Blake Konrardy on the insurtech ecosystem in the US
” I expect more insurtech companies will focus on true disruption“
Blake Konrardy, Vice President of Product at Kin
Insurance Innovators spoke to Blake Konrardy on the growth of insurtechs in the US insurance market and how collaboration may play a crucial role.
Tell us a bit about Kin and how you are disrupting the industry?
B.K. Kin is a home insurance technology company that provides affordable coverage to homeowners in catastrophe-prone regions. We leverage thousands of property data points to customize coverage and prices through a super simple user experience. We take care of the complexity of home insurance so the customer doesn’t have to.
Whereas legacy carriers often neglect catastrophe-prone markets like Florida and California, we focus on serving these regions. These areas have the biggest challenges with insurance supply, but we can successfully service these areas because of our advanced data and granular underwriting.
One other point worth noting: Kin is a full-stack carrier, meaning we have both the tech platform as well as the insurance carrier. This allows us to own the customer experience from beginning to end and make it consistently exceptional. There is no middleman or “You’ll have to talk to the carrier about that.” It’s also more efficient than an agency model, allowing us to pass savings on to customers. And we can roll out new insurance products at our own (very fast) pace.
How is Kin using technology to enhance the lives and experiences of its customers?
B.K. Technology enhances every part of the customer journey at Kin. As much as I personally love insurance, I realize the average consumer wants to spend as little time dealing with it as possible. That’s why we built out an incredibly simple quote and purchase experience that can be completed fully online in under five minutes. For most properties, we get enough data in the background that the customer only needs to answer one or two questions about how they use their home and what coverage they would like to purchase.
For example, we get aerial imagery of the home that allows us to determine the type of roof and the general condition it’s in. This is not only faster but more accurate than trying to explain to a customer the difference between a hip roof and gable roof or 3-tab shingle and architectural shingle.
Technology also improves the claims experience. Customers can notify Kin of claims via text or call. After a catastrophe like a hurricane, we leverage aerial imagery of the area and drones to assess the damage and resolve claims quickly.
What does customer-centricity really mean to you and how does this manifest in the work Kin is doing?
B.K. Customer-centricity to me means putting myself in the shoes of the customer, understanding what is most important to them, and making that most important to me. I always want to understand the customer’s problem before trying to come up with a tech solution.

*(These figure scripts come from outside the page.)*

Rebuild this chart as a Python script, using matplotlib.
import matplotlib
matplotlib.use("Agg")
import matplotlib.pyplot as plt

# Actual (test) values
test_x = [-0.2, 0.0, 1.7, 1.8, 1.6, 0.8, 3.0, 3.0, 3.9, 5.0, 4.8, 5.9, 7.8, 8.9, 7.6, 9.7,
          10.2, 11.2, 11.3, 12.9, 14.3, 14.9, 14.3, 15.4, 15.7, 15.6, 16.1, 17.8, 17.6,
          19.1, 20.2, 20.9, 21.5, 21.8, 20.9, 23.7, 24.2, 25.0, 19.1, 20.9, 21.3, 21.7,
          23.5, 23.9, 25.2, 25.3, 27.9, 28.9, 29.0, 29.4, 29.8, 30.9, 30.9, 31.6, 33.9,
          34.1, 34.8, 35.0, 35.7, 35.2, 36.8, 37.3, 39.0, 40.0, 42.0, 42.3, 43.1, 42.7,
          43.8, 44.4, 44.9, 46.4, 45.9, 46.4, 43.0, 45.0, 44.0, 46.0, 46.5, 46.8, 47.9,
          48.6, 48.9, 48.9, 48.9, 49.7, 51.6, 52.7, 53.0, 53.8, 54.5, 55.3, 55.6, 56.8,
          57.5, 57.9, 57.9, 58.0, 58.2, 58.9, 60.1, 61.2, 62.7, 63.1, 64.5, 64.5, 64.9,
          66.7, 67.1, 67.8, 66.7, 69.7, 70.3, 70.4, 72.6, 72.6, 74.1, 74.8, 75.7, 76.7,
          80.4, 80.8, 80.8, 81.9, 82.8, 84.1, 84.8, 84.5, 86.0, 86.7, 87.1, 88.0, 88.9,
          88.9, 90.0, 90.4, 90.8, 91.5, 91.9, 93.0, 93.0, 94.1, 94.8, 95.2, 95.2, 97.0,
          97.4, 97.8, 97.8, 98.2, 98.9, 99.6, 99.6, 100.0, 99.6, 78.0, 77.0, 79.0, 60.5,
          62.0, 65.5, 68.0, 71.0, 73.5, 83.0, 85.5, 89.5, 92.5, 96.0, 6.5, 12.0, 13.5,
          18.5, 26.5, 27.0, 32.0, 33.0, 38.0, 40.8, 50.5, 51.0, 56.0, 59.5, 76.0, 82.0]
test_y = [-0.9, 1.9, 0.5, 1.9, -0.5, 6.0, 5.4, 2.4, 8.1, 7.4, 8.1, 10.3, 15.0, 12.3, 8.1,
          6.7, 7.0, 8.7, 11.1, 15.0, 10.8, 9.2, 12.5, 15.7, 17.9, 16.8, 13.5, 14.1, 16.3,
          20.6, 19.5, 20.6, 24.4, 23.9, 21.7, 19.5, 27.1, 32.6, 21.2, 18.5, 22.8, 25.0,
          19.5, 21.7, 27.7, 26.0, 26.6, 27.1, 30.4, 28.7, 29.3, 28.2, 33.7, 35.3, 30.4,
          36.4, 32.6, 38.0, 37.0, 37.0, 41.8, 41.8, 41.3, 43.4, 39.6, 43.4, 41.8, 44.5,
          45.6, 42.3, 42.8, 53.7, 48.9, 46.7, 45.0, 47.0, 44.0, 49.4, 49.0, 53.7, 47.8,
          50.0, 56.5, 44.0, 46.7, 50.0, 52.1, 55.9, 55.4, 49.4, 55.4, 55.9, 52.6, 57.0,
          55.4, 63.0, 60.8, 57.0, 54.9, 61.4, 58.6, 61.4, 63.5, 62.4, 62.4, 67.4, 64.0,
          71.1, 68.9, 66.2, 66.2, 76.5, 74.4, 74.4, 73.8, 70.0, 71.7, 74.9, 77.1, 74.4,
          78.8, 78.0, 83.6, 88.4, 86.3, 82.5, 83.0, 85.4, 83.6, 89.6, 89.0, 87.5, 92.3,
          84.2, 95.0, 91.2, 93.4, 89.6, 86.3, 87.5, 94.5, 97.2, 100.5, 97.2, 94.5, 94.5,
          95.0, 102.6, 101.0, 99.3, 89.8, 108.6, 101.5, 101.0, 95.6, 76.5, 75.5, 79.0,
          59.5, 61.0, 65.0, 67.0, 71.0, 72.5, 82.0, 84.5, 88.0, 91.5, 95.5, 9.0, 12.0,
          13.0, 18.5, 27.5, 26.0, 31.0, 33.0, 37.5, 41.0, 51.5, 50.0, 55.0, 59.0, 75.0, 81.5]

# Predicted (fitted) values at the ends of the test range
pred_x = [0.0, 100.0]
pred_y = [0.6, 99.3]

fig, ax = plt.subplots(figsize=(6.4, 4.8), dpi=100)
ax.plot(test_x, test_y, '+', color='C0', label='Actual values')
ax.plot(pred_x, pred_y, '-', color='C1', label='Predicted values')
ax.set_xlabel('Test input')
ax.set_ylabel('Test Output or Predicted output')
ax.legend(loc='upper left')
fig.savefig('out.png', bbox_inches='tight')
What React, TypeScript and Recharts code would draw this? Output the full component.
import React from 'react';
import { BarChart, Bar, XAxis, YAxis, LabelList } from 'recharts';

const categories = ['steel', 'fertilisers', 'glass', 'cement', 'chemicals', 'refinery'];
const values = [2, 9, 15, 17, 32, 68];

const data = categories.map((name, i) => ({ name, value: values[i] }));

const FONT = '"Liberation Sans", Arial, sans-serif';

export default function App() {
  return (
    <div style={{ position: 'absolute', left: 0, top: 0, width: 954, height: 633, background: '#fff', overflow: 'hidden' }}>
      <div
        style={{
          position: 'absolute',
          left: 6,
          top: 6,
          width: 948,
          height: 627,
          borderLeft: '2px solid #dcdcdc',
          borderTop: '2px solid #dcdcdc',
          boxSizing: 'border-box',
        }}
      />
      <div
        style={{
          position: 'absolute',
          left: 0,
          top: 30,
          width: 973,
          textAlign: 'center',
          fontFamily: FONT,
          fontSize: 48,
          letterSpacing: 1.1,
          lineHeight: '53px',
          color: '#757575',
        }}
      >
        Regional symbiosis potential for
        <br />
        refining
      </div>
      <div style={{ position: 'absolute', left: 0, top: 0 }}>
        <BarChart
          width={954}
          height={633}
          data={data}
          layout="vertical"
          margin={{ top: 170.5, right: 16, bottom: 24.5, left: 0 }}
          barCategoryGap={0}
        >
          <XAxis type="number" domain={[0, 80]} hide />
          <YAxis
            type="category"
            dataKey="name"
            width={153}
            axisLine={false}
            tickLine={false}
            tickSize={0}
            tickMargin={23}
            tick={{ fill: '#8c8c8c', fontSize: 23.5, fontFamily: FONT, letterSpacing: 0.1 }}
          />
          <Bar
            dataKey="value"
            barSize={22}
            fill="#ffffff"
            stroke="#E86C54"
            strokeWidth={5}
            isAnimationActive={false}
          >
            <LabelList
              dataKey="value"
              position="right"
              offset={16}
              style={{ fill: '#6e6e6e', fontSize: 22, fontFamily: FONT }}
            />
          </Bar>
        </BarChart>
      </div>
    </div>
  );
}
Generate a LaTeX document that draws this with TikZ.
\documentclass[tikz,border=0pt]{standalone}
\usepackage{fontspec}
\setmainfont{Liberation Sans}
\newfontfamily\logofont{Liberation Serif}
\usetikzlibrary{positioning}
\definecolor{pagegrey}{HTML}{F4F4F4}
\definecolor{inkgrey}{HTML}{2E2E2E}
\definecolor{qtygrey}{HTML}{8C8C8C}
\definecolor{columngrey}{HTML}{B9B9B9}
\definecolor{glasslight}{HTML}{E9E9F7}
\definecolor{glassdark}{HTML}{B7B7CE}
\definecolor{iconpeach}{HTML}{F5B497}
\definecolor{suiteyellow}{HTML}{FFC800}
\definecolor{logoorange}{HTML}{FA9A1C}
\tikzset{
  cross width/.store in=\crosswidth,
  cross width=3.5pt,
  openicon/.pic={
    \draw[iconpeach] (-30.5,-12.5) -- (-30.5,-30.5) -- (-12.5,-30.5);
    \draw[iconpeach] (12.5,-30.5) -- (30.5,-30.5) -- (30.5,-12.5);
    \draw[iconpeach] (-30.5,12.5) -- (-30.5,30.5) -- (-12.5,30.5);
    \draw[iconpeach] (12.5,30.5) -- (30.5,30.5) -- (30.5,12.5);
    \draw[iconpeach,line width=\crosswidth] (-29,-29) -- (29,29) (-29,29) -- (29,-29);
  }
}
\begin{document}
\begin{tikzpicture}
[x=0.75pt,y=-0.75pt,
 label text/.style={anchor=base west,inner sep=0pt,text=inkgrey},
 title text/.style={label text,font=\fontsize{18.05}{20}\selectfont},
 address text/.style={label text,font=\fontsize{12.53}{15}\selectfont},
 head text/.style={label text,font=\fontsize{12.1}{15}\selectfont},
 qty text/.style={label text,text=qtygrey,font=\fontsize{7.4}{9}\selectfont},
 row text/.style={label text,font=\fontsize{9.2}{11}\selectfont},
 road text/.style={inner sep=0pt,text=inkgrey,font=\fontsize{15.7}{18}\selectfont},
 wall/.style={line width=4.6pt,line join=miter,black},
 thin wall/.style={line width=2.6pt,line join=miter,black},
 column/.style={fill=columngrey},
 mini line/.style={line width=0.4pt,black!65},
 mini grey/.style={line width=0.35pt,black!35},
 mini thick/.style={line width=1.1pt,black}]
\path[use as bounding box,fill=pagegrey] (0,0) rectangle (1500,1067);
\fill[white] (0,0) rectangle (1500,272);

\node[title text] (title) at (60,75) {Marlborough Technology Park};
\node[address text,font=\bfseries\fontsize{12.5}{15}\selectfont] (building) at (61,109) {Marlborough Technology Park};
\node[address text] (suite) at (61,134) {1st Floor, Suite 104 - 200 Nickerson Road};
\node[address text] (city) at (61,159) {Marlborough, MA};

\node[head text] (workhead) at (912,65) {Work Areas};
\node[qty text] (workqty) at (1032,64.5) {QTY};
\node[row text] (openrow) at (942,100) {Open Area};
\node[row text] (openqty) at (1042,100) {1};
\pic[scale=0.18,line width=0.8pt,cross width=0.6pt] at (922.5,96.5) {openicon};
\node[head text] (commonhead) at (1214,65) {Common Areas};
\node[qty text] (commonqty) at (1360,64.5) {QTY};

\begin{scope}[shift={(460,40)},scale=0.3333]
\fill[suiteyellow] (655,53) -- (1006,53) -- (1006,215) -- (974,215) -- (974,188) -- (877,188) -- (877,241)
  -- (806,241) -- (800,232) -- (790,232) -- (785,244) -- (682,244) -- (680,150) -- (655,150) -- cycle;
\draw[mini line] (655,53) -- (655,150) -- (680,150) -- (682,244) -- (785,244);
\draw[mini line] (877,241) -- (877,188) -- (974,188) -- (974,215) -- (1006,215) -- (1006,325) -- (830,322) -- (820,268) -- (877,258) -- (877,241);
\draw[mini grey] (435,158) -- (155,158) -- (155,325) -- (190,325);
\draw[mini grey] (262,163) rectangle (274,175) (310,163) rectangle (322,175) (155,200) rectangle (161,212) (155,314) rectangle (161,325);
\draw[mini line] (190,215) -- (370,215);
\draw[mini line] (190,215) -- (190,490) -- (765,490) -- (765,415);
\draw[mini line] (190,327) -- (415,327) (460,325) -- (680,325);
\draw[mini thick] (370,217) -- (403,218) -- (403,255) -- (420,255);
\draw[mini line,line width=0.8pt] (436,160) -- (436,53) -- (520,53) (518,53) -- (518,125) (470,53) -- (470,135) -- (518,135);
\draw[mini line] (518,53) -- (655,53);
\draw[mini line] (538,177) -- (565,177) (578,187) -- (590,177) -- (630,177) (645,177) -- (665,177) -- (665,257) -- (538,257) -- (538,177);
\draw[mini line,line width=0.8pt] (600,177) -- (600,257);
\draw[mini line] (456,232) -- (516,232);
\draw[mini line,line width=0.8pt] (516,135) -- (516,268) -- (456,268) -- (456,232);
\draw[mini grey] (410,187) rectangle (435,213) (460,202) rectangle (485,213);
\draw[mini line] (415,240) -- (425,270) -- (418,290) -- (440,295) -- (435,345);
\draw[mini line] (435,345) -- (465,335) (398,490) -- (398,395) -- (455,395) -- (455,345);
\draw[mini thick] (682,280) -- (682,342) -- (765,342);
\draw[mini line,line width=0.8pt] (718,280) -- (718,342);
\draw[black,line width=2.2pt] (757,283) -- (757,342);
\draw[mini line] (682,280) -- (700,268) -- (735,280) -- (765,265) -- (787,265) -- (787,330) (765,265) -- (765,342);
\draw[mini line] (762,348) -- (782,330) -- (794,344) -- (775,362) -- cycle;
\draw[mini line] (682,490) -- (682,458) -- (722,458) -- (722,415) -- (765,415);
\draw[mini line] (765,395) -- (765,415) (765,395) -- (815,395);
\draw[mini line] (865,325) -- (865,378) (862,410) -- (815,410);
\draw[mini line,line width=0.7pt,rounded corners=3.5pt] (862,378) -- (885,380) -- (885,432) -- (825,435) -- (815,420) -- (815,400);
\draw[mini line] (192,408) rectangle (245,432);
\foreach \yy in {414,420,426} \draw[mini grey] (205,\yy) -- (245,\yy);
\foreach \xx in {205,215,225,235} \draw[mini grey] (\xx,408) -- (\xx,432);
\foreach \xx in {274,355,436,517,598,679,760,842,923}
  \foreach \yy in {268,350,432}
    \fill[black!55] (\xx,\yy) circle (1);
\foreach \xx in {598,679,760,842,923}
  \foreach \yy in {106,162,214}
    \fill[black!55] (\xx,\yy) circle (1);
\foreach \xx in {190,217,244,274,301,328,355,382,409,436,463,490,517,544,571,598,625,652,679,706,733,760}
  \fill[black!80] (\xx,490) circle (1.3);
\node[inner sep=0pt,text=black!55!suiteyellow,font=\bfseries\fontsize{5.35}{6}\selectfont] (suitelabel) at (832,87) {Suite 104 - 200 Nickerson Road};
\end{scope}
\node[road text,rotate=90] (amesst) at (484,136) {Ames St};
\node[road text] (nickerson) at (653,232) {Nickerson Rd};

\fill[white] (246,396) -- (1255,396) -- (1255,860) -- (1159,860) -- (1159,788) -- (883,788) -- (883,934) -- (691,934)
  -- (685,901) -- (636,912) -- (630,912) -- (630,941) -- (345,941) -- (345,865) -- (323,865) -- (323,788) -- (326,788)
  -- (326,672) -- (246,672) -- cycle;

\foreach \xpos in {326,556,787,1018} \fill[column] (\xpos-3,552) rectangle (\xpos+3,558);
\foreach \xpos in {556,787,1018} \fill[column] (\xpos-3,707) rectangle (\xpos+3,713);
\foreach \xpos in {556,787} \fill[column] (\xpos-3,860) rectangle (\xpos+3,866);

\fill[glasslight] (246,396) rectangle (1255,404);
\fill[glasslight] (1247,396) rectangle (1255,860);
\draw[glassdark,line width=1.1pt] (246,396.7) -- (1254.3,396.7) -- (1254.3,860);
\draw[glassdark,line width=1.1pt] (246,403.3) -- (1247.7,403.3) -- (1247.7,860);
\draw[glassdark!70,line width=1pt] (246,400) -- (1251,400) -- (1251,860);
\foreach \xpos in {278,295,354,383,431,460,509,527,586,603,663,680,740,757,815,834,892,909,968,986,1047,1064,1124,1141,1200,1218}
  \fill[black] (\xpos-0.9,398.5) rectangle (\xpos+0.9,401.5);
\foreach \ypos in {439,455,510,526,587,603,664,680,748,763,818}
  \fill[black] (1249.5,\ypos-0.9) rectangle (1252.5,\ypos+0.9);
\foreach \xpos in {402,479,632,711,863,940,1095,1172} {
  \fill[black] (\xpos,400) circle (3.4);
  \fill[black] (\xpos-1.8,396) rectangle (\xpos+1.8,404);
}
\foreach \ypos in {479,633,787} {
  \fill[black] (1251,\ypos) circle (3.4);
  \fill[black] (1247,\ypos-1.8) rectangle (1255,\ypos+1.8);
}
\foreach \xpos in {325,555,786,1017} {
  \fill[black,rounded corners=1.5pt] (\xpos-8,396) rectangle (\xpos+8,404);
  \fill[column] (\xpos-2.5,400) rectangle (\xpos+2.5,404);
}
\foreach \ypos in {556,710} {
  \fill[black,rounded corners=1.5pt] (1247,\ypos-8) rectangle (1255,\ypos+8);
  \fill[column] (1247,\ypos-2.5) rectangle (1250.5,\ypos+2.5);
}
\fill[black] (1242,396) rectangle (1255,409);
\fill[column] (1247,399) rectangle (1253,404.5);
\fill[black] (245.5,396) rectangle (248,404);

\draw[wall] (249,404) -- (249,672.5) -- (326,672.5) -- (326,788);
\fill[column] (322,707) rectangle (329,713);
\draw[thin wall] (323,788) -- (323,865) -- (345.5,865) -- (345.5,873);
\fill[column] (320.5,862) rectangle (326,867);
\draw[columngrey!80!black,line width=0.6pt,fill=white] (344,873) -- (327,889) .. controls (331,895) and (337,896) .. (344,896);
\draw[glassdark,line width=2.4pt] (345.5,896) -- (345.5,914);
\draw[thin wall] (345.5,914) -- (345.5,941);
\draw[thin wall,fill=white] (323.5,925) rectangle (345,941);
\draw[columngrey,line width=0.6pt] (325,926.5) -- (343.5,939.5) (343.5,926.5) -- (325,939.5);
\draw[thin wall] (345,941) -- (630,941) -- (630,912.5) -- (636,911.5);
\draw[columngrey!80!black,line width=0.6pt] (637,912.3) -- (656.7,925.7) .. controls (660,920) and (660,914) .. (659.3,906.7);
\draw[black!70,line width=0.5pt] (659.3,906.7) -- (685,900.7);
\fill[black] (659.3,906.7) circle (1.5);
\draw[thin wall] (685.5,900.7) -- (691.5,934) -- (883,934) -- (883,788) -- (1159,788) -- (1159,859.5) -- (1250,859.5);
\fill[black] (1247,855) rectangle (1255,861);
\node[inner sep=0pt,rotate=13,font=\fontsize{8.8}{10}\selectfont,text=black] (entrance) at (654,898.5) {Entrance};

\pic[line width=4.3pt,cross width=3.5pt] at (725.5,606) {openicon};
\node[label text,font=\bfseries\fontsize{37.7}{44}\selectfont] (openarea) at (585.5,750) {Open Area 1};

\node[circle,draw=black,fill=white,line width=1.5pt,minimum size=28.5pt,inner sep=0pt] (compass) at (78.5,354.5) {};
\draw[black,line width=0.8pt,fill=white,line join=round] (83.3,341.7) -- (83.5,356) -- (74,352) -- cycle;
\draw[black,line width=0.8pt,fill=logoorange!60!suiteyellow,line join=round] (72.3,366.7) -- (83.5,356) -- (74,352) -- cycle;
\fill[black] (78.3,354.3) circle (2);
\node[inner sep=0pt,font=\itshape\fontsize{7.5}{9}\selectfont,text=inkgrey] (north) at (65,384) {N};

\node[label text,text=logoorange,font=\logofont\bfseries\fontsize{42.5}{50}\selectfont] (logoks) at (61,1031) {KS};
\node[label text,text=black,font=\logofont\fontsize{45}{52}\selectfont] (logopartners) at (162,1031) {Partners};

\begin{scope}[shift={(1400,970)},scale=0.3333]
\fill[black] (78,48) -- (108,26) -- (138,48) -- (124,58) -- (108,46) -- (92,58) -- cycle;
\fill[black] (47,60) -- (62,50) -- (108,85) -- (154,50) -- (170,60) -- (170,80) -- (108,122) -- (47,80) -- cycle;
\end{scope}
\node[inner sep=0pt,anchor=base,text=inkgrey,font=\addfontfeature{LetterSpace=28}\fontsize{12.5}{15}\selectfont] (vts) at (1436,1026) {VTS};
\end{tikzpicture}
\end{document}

To this end, we realize that homeowners insurance in Florida is complicated, and many customers are not yet comfortable making coverage decisions without talking to someone. That is why we integrated our simple customer interface with our internal agent view, allowing a customer to seamlessly transition from online self-service to agent service. This allows customers to move at their own speed.
How do you see the role of insurtech evolving in the US insurance market??
B.K. Currently, a large portion of the insurtech ecosystem is focused on helping modernize traditional insurance carriers by transitioning off their legacy systems. While this is a logical step to make these companies more efficient, it is not transformative change.
Moving forward, I expect more insurtech companies will focus on true disruption by taking control of the end-to-end customer experience with their own carriers and integrating across other industries and points of sale. For example, an auto insurance company may also offer transportation services, and a home insurance company may offer warranty and repair services.
To what extent is collaboration crucial to future success (both from the perspective of incumbents and insurtechs) in the insurance industry?
B.K. Insurance companies today have some combination of a deep relationship with customers, innovative technology, operating efficiency, and capital. No one has all of them. This is where collaboration is needed. Incumbents need support to transform from legacy carriers into tech companies. Startups need capital and scale to achieve operating efficiency. Ultimately, the companies that can do all of these in-house will be the most successful, but until then, cross-company collaboration is needed.
Longer-term, the most valuable collaboration will be between insurers and other points of sale.
What does 2020 hold for Kin?
B.K. 2019 was a foundational year for Kin. We launched our insurance carrier in Florida, complete with our own policy admin system and customer-facing app. 2020 will be focused on rapid growth. We will ramp up our marketing to go deeper in existing channels as well as expand to new ones. We will also continue to add new insurance products like HO-6 (condo) and DP-3 (rental homes).
Given the changing climate and increased rate of catastrophes, we plan to double-down on our goal to support catastrophe-prone areas that are exposed to wildfire or hurricane risk and will focus our expansion in those areas.